FdG : Il contient des propositions intéressantes, mais rien ne garantit qu’elles se traduiront en actes. La vraie question est : seront-elles mises en œuvre avec rigueur, transparence et efficacité ? Un budget sans exécution n’est qu’un catalogue de promesses.
JDD : Est-ce qu’on dépense trop dans ce pays ?
FdG : Oui. Et mal. On doit sérieusement revoir notre gestion des dépenses publiques. Chaque ministère devrait être tenu à des objectifs de performance. Les dépenses doivent être justifiées, les budgets maîtrisés. Et il faut avoir le courage politique de remettre en question certains avantages acquis dans le secteur public. Ce sont des décisions difficiles, mais nécessaires.
JDD : Le secteur privé est-il en train de perdre sa voix dans le débat public ?
FdG : Il est trop discret. Trop timide. Pourtant, ses institutions sont solides : Business Mauritius, la Chambre de Commerce, les fédérations sectorielles… Elles doivent se faire entendre davantage, oser proposer, interpeller, dialoguer. Le privé ne doit pas subir. Il doit être acteur.
JDD : Le partenariat public-privé est devenu un vœu pieux ?
FdG : Il ne suffit pas de dire qu’on veut collaborer. Il faut le faire concrètement. Organiser des rencontres régulières, construire des projets ensemble, suivre les résultats. Pour l’instant, on reste trop souvent dans la théorie. Il faut descendre sur le terrain, ensemble.
JDD : La réforme de la pension universelle soulève de nombreuses inquiétudes. Vous comprenez cette réaction ?
FdG : Bien sûr. C’est une mesure sensible. Mais il faut avoir le courage de dire les choses : nous vivons plus longtemps, et cela a un coût. Il est donc logique de repousser progressivement l’âge de la retraite à 65 ans. Ce n’est pas une punition, c’est une adaptation. Et elle doit se faire dans la concertation et la justice sociale.
JDD : Ce report de l’âge de la pension est-il inévitable ?
FdG : Inévitable, oui. Mais il doit être bien préparé. On ne peut pas l’imposer du jour au lendemain. Il faut phaser, accompagner, réfléchir à la pénibilité de certains métiers. Il ne s’agit pas de faire des économies sur le dos des aînés, mais de garantir un système soutenable pour les générations futures.
JDD : L’économie mauricienne peut-elle continuer à distribuer sans produire davantage ?
FdG : Non. C’est là notre contradiction majeure. On distribue de plus en plus, mais on produit de moins en moins. C’est intenable. Il faut inverser cette logique. Redonner de l’élan à la production locale, réindustrialiser, booster nos exportations. La distribution doit venir en récompense d’un effort collectif, pas en compensation d’une inertie généralisée.

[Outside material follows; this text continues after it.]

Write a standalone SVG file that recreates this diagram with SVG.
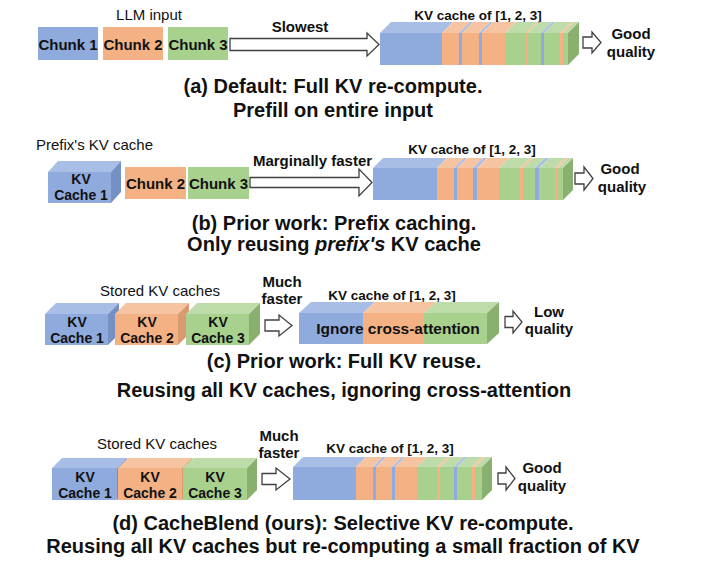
<svg xmlns="http://www.w3.org/2000/svg" width="720" height="570" viewBox="0 0 720 570">
<style>
text { font-family: "Liberation Sans", Arial, sans-serif; fill: #111; text-anchor: middle; }
.t { font-size: 15px; }
.bd { font-size: 15px; font-weight: bold; }
.cb { font-size: 14px; font-weight: bold; }
.kv { font-size: 13.5px; font-weight: bold; }
.cap { font-size: 20px; font-weight: bold; }
.bf { fill: #8faadc; } .bt { fill: #a9bee6; } .bs { fill: #7590c4; }
.of { fill: #f4b183; } .ot { fill: #f6c4a0; } .os { fill: #d89a6e; }
.gf { fill: #a9d18e; } .gt { fill: #bddcaa; } .gs { fill: #89b06e; }
.arr { fill: #fff; stroke: #404040; stroke-width: 1.3; stroke-linejoin: miter; }
</style>
<rect width="720" height="570" fill="#fff"/>

<!-- Panel (a) -->
<g id="a-input">
  <text class="t" x="149" y="20">LLM input</text>
  <rect class="bf" x="38" y="27" width="60" height="33"/>
  <rect class="of" x="103" y="27" width="60" height="33"/>
  <rect class="gf" x="168" y="27" width="60" height="33"/>
  <text class="bd" x="68" y="49.5">Chunk 1</text>
  <text class="bd" x="133" y="49.5">Chunk 2</text>
  <text class="bd" x="198" y="49.5">Chunk 3</text>
</g>
<g id="a-kv">
  <text class="kv" x="478" y="20">KV cache of [1, 2, 3]</text>
  <rect class="bf" x="380" y="33" width="62" height="32"/>
  <rect class="of" x="442" y="33" width="17" height="32"/>
  <rect class="bf" x="459" y="33" width="3" height="32"/>
  <rect class="of" x="462" y="33" width="17" height="32"/>
  <rect class="bf" x="479" y="33" width="3" height="32"/>
  <rect class="of" x="482" y="33" width="23" height="32"/>
  <rect class="gf" x="505" y="33" width="21" height="32"/>
  <rect class="of" x="526" y="33" width="2" height="32"/>
  <rect class="gf" x="528" y="33" width="13" height="32"/>
  <rect class="bf" x="541" y="33" width="3" height="32"/>
  <rect class="gf" x="544" y="33" width="16" height="32"/>
  <rect class="of" x="560" y="33" width="3" height="32"/>
  <rect class="gf" x="563" y="33" width="5" height="32"/>
  <polygon class="bt" points="380,33 442,33 453,22 391,22"/>
  <polygon class="ot" points="442,33 459,33 470,22 453,22"/>
  <polygon class="bt" points="459,33 462,33 473,22 470,22"/>
  <polygon class="ot" points="462,33 479,33 490,22 473,22"/>
  <polygon class="bt" points="479,33 482,33 493,22 490,22"/>
  <polygon class="ot" points="482,33 505,33 516,22 493,22"/>
  <polygon class="gt" points="505,33 526,33 537,22 516,22"/>
  <polygon class="ot" points="526,33 528,33 539,22 537,22"/>
  <polygon class="gt" points="528,33 541,33 552,22 539,22"/>
  <polygon class="bt" points="541,33 544,33 555,22 552,22"/>
  <polygon class="gt" points="544,33 560,33 571,22 555,22"/>
  <polygon class="ot" points="560,33 563,33 574,22 571,22"/>
  <polygon class="gt" points="563,33 568,33 579,22 574,22"/>
  <polygon class="gs" points="568,33 579,22 579,54 568,65"/>
</g>
<g id="a-result">
  <text class="bd" x="631" y="39">Good</text>
  <text class="bd" x="631" y="56.5">quality</text>
</g>
<g id="a-caption">
  <text class="cap" x="333" y="93">(a) Default: Full KV re-compute.</text>
  <text class="cap" x="333" y="117">Prefill on entire input</text>
</g>

<!-- Panel (b) -->
<g id="b-input">
  <text class="t" x="94.5" y="150">Prefix's KV cache</text>
  <rect class="bf" x="48" y="172" width="63" height="31"/>
  <polygon class="bt" points="48,172 111,172 121,161 58,161"/>
  <polygon class="bs" points="111,172 121,161 121,192 111,203"/>
  <text class="cb" x="81" y="184">KV</text>
  <text class="cb" x="81" y="200">Cache 1</text>
  <rect class="of" x="125" y="167" width="61" height="32"/>
  <rect class="gf" x="188" y="167" width="61" height="32"/>
  <text class="bd" x="155.5" y="189">Chunk 2</text>
  <text class="bd" x="218.5" y="189">Chunk 3</text>
</g>
<g id="b-kv">
  <text class="kv" x="472" y="154">KV cache of [1, 2, 3]</text>
  <rect class="bf" x="373" y="168" width="64" height="32"/>
  <rect class="of" x="437" y="168" width="17" height="32"/>
  <rect class="bf" x="454" y="168" width="3" height="32"/>
  <rect class="of" x="457" y="168" width="16" height="32"/>
  <rect class="bf" x="473" y="168" width="4" height="32"/>
  <rect class="of" x="477" y="168" width="22" height="32"/>
  <rect class="gf" x="499" y="168" width="21" height="32"/>
  <rect class="of" x="520" y="168" width="3" height="32"/>
  <rect class="gf" x="523" y="168" width="12" height="32"/>
  <rect class="bf" x="535" y="168" width="4" height="32"/>
  <rect class="gf" x="539" y="168" width="16" height="32"/>
  <rect class="of" x="555" y="168" width="3" height="32"/>
  <rect class="gf" x="558" y="168" width="5" height="32"/>
  <polygon class="bt" points="373,168 437,168 447,158 383,158"/>
  <polygon class="ot" points="437,168 454,168 464,158 447,158"/>
  <polygon class="bt" points="454,168 457,168 467,158 464,158"/>
  <polygon class="ot" points="457,168 473,168 483,158 467,158"/>
  <polygon class="bt" points="473,168 477,168 487,158 483,158"/>
  <polygon class="ot" points="477,168 499,168 509,158 487,158"/>
  <polygon class="gt" points="499,168 520,168 530,158 509,158"/>
  <polygon class="ot" points="520,168 523,168 533,158 530,158"/>
  <polygon class="gt" points="523,168 535,168 545,158 533,158"/>
  <polygon class="bt" points="535,168 539,168 549,158 545,158"/>
  <polygon class="gt" points="539,168 555,168 565,158 549,158"/>
  <polygon class="ot" points="555,168 558,168 568,158 565,158"/>
  <polygon class="gt" points="558,168 563,168 573,158 568,158"/>
  <polygon class="gs" points="563,168 573,158 573,190 563,200"/>
</g>
<g id="b-result">
  <text class="bd" x="620" y="174">Good</text>
  <text class="bd" x="622" y="191.5">quality</text>
</g>
<g id="b-caption">
  <text class="cap" x="334" y="230">(b) Prior work: Prefix caching.</text>
  <text class="cap" x="334" y="251">Only reusing <tspan font-style="italic">prefix's</tspan> KV cache</text>
</g>

<!-- Panel (c) -->
<g id="c-input">
  <text class="t" x="160" y="296">Stored KV caches</text>
  <rect class="bf" x="45" y="314" width="63" height="31"/>
  <polygon class="bt" points="45,314 108,314 119,303 56,303"/>
  <polygon class="bs" points="108,314 119,303 119,334 108,345"/>
  <rect class="of" x="115" y="314" width="63" height="31"/>
  <polygon class="ot" points="115,314 178,314 189,303 126,303"/>
  <polygon class="os" points="178,314 189,303 189,334 178,345"/>
  <rect class="gf" x="186" y="314" width="63" height="31"/>
  <polygon class="gt" points="186,314 249,314 260,303 197,303"/>
  <polygon class="gs" points="249,314 260,303 260,334 249,345"/>
  <text class="cb" x="77" y="327">KV</text>
  <text class="cb" x="77" y="343">Cache 1</text>
  <text class="cb" x="147" y="327">KV</text>
  <text class="cb" x="147" y="343">Cache 2</text>
  <text class="cb" x="218" y="327">KV</text>
  <text class="cb" x="218" y="343">Cache 3</text>
</g>
<g id="c-kv">
  <text class="kv" x="392" y="300">KV cache of [1, 2, 3]</text>
  <rect class="bf" x="299" y="313" width="64" height="31"/>
  <rect class="of" x="363" y="313" width="61" height="31"/>
  <rect class="gf" x="424" y="313" width="63" height="31"/>
  <polygon class="bt" points="299,313 363,313 375,302 311,302"/>
  <polygon class="ot" points="363,313 424,313 436,302 375,302"/>
  <polygon class="gt" points="424,313 487,313 499,302 436,302"/>
  <polygon class="gs" points="487,313 499,302 499,333 487,344"/>
  <text class="bd" x="398" y="334" style="font-size:15.5px">Ignore cross-attention</text>
</g>
<g id="c-result">
  <text class="bd" x="549" y="317">Low</text>
  <text class="bd" x="549" y="334">quality</text>
</g>
<g id="c-caption">
  <text class="cap" x="344" y="368">(c) Prior work: Full KV reuse.</text>
  <text class="cap" x="344" y="397">Reusing all KV caches, ignoring cross-attention</text>
</g>

<!-- Panel (d) -->
<g id="d-input">
  <text class="t" x="157" y="449">Stored KV caches</text>
  <rect class="bf" x="52" y="468" width="65" height="32"/>
  <polygon class="bt" points="52,468 117,468 127,458 62,458"/>
  <polygon class="bs" points="117,468 127,458 127,490 117,500"/>
  <rect class="of" x="118" y="468" width="64" height="32"/>
  <polygon class="ot" points="118,468 182,468 192,458 128,458"/>
  <polygon class="os" points="182,468 192,458 192,490 182,500"/>
  <rect class="gf" x="183" y="468" width="64" height="32"/>
  <polygon class="gt" points="183,468 247,468 257,458 193,458"/>
  <polygon class="gs" points="247,468 257,458 257,490 247,500"/>
  <text class="cb" x="85" y="482">KV</text>
  <text class="cb" x="85" y="498">Cache 1</text>
  <text class="cb" x="150" y="482">KV</text>
  <text class="cb" x="150" y="498">Cache 2</text>
  <text class="cb" x="215" y="482">KV</text>
  <text class="cb" x="215" y="498">Cache 3</text>
</g>
<g id="d-kv">
  <text class="kv" x="390" y="453">KV cache of [1, 2, 3]</text>
  <rect class="bf" x="293" y="467" width="63" height="33"/>
  <rect class="of" x="356" y="467" width="17" height="33"/>
  <rect class="bf" x="373" y="467" width="3" height="33"/>
  <rect class="of" x="376" y="467" width="16" height="33"/>
  <rect class="bf" x="392" y="467" width="3" height="33"/>
  <rect class="of" x="395" y="467" width="22" height="33"/>
  <rect class="gf" x="417" y="467" width="20" height="33"/>
  <rect class="of" x="437" y="467" width="3" height="33"/>
  <rect class="gf" x="440" y="467" width="14" height="33"/>
  <rect class="bf" x="454" y="467" width="3" height="33"/>
  <rect class="gf" x="457" y="467" width="15" height="33"/>
  <rect class="of" x="472" y="467" width="3" height="33"/>
  <rect class="gf" x="475" y="467" width="7" height="33"/>
  <polygon class="bt" points="293,467 356,467 366,457 303,457"/>
  <polygon class="ot" points="356,467 373,467 383,457 366,457"/>
  <polygon class="bt" points="373,467 376,467 386,457 383,457"/>
  <polygon class="ot" points="376,467 392,467 402,457 386,457"/>
  <polygon class="bt" points="392,467 395,467 405,457 402,457"/>
  <polygon class="ot" points="395,467 417,467 427,457 405,457"/>
  <polygon class="gt" points="417,467 437,467 447,457 427,457"/>
  <polygon class="ot" points="437,467 440,467 450,457 447,457"/>
  <polygon class="gt" points="440,467 454,467 464,457 450,457"/>
  <polygon class="bt" points="454,467 457,467 467,457 464,457"/>
  <polygon class="gt" points="457,467 472,467 482,457 467,457"/>
  <polygon class="ot" points="472,467 475,467 485,457 482,457"/>
  <polygon class="gt" points="475,467 482,467 492,457 485,457"/>
  <polygon class="gs" points="482,467 492,457 492,490 482,500"/>
</g>
<g id="d-result">
  <text class="bd" x="542" y="473">Good</text>
  <text class="bd" x="542" y="491">quality</text>
</g>
<g id="d-caption">
  <text class="cap" x="343" y="530">(d) CacheBlend (ours): Selective KV re-compute.</text>
  <text class="cap" x="343" y="553">Reusing all KV caches but re-computing a small fraction of KV</text>
</g>

<!-- Connectors -->
<g id="connectors">
  <path class="arr" d="M230,38.5 L367,38.5 L367,33 L379,44.5 L367,56 L367,50.5 L230,50.5 Z"/>
  <text class="bd" x="300" y="32">Slowest</text>
  <path class="arr" d="M583,37 L592,37 L592,32 L601,42.5 L592,53 L592,48 L583,48 Z"/>

  <path class="arr" d="M250,177.5 L359,177.5 L359,169 L372,182.5 L359,196 L359,187.5 L250,187.5 Z"/>
  <text class="bd" x="312.5" y="166">Marginally faster</text>
  <path class="arr" d="M575,173 L584,173 L584,167 L593,178.5 L584,190 L584,184 L575,184 Z"/>

  <path class="arr" d="M265,320 L279,320 L279,315 L292,325.5 L279,336 L279,331 L265,331 Z"/>
  <text class="bd" x="282" y="287">Much</text>
  <text class="bd" x="282" y="303.5">faster</text>
  <path class="arr" d="M505,316.5 L513,316.5 L513,311 L522,322 L513,333 L513,327.5 L505,327.5 Z"/>

  <path class="arr" d="M262,473.5 L276,473.5 L276,468 L290,479 L276,490 L276,484.5 L262,484.5 Z"/>
  <text class="bd" x="279" y="440.5">Much</text>
  <text class="bd" x="279" y="457.5">faster</text>
  <path class="arr" d="M498,473 L506,473 L506,467 L515,478.5 L506,490 L506,484 L498,484 Z"/>
</g>
</svg>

JDD : Le contexte politique freine-t-il aujourd’hui l’investissement ?
FdG : Le manque de visibilité politique crée de l’attentisme. Les investisseurs veulent de la stabilité, de la prévisibilité. Si l’environnement devient incertain, les décisions d’investissement sont reportées. Ce climat doit absolument être apaisé. Car moins d’investissement, c’est moins de croissance, et donc moins de moyens pour le pays.
JDD : Le silence du Budget sur une vraie réforme structurelle des retraites vous inquiète-t-il ?
FdG : Oui. On tourne autour du pot. Mais la vérité, c’est qu’il faudra une réforme systémique. Pas juste un report d’âge, mais une refonte globale : équilibre financier, équité entre générations, soutenabilité. Ce chantier ne peut plus attendre.
JDD : Peut-on réformer sans risquer de tout bloquer politiquement ?
FdG : On peut, si on explique. Si on consulte. Si on fait preuve de pédagogie et de transparence. Les Mauriciens sont intelligents. Ils savent faire la part des choses quand on les respecte. Mais il faut parler vrai. Il faut dire que le statu quo nous mène dans le mur.
JDD : Vous croyez encore à une sortie par le haut ?
FdG : Bien sûr. Le pays a les ressources, les talents, l’énergie pour se redresser. Mais il faut une prise de conscience collective. Un pacte de confiance. Public, privé, société civile : tout le monde doit être autour de la table. Peut-être qu’il est temps de convoquer un grand forum national. Pour réfléchir ensemble à une stratégie à 10 ans. Plus de calculs politiciens. Juste l’intérêt du pays.